(SET TASK) Up to and including the line that contains "(L5) at (-66,439.5)", repeat each line of the data exactly, starting from the first.

========================================================================

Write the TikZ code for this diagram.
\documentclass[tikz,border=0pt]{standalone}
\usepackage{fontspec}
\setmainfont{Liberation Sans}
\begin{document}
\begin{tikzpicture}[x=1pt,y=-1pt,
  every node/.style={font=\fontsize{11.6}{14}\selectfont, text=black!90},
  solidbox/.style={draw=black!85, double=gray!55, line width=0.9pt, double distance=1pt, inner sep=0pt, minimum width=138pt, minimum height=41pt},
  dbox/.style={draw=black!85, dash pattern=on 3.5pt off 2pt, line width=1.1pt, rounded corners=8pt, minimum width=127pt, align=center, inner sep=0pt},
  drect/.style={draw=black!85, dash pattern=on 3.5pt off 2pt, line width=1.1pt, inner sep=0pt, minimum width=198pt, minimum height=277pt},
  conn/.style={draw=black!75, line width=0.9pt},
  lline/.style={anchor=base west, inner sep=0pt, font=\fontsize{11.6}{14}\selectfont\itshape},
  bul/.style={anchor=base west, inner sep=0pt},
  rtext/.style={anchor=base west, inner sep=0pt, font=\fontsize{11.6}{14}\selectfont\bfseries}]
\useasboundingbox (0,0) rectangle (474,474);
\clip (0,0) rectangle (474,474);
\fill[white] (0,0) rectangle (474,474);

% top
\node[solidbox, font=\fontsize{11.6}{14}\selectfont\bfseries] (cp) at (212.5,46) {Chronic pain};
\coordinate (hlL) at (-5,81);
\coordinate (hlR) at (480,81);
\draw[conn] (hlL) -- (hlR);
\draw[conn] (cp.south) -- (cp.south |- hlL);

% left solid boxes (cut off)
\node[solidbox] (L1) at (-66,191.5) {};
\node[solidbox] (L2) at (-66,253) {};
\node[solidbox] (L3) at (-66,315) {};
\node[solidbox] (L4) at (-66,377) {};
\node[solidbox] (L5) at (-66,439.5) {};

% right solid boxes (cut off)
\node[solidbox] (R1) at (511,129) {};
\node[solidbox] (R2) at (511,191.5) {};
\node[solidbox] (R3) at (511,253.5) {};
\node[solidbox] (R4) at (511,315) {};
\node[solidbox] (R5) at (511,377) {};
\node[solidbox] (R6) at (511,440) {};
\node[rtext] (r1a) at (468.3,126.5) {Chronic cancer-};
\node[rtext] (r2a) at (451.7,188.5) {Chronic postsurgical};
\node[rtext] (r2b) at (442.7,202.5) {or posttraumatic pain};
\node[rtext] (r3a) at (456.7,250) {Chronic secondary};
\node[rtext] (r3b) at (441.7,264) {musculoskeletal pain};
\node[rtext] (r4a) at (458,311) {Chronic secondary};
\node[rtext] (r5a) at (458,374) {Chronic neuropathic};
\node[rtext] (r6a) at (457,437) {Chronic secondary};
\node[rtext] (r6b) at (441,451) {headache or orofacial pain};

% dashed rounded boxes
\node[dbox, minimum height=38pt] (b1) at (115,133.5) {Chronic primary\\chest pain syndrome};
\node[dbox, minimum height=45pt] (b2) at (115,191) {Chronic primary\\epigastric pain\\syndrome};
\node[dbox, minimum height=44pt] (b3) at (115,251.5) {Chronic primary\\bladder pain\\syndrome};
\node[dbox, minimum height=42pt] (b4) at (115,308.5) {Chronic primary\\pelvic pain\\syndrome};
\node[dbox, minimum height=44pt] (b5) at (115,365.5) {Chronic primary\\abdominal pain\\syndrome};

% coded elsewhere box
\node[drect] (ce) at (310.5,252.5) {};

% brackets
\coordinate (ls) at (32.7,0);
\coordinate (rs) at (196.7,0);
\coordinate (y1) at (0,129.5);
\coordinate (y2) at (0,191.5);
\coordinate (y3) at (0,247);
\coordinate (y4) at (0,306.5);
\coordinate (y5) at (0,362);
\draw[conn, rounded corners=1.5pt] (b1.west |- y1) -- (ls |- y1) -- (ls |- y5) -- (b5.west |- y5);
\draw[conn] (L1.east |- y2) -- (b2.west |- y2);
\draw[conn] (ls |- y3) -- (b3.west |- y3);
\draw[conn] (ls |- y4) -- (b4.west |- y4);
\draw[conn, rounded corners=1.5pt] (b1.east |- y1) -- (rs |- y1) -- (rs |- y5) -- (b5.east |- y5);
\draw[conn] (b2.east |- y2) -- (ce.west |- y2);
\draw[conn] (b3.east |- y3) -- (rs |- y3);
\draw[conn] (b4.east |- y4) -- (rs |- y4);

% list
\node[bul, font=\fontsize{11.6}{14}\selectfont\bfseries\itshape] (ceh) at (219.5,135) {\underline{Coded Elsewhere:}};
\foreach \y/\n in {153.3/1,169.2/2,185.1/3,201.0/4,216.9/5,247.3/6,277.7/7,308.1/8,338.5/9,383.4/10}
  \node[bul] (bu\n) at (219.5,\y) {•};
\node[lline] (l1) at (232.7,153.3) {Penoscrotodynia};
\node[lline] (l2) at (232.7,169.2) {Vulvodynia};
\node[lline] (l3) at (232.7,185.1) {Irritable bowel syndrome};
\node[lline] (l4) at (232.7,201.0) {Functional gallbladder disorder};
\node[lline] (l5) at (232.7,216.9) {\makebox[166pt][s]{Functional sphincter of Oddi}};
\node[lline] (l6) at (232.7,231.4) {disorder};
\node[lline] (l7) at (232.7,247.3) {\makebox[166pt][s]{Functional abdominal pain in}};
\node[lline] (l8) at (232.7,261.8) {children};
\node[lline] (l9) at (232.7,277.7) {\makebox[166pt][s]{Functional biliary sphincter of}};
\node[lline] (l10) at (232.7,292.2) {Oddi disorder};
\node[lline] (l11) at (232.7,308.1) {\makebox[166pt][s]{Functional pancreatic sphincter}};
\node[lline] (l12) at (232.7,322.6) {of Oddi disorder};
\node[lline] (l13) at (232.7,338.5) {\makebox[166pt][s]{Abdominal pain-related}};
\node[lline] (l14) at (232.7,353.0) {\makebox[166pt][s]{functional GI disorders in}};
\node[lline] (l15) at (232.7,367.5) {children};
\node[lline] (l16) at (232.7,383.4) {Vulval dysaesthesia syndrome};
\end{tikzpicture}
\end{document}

========================================================================

(OUTPUT BELOW)
Write the TikZ code for this diagram.
\documentclass[tikz,border=0pt]{standalone}
\usepackage{fontspec}
\setmainfont{Liberation Sans}
\begin{document}
\begin{tikzpicture}[x=1pt,y=-1pt,
  every node/.style={font=\fontsize{11.6}{14}\selectfont, text=black!90},
  solidbox/.style={draw=black!85, double=gray!55, line width=0.9pt, double distance=1pt, inner sep=0pt, minimum width=138pt, minimum height=41pt},
  dbox/.style={draw=black!85, dash pattern=on 3.5pt off 2pt, line width=1.1pt, rounded corners=8pt, minimum width=127pt, align=center, inner sep=0pt},
  drect/.style={draw=black!85, dash pattern=on 3.5pt off 2pt, line width=1.1pt, inner sep=0pt, minimum width=198pt, minimum height=277pt},
  conn/.style={draw=black!75, line width=0.9pt},
  lline/.style={anchor=base west, inner sep=0pt, font=\fontsize{11.6}{14}\selectfont\itshape},
  bul/.style={anchor=base west, inner sep=0pt},
  rtext/.style={anchor=base west, inner sep=0pt, font=\fontsize{11.6}{14}\selectfont\bfseries}]
\useasboundingbox (0,0) rectangle (474,474);
\clip (0,0) rectangle (474,474);
\fill[white] (0,0) rectangle (474,474);

% top
\node[solidbox, font=\fontsize{11.6}{14}\selectfont\bfseries] (cp) at (212.5,46) {Chronic pain};
\coordinate (hlL) at (-5,81);
\coordinate (hlR) at (480,81);
\draw[conn] (hlL) -- (hlR);
\draw[conn] (cp.south) -- (cp.south |- hlL);

% left solid boxes (cut off)
\node[solidbox] (L1) at (-66,191.5) {};
\node[solidbox] (L2) at (-66,253) {};
\node[solidbox] (L3) at (-66,315) {};
\node[solidbox] (L4) at (-66,377) {};
\node[solidbox] (L5) at (-66,439.5) {};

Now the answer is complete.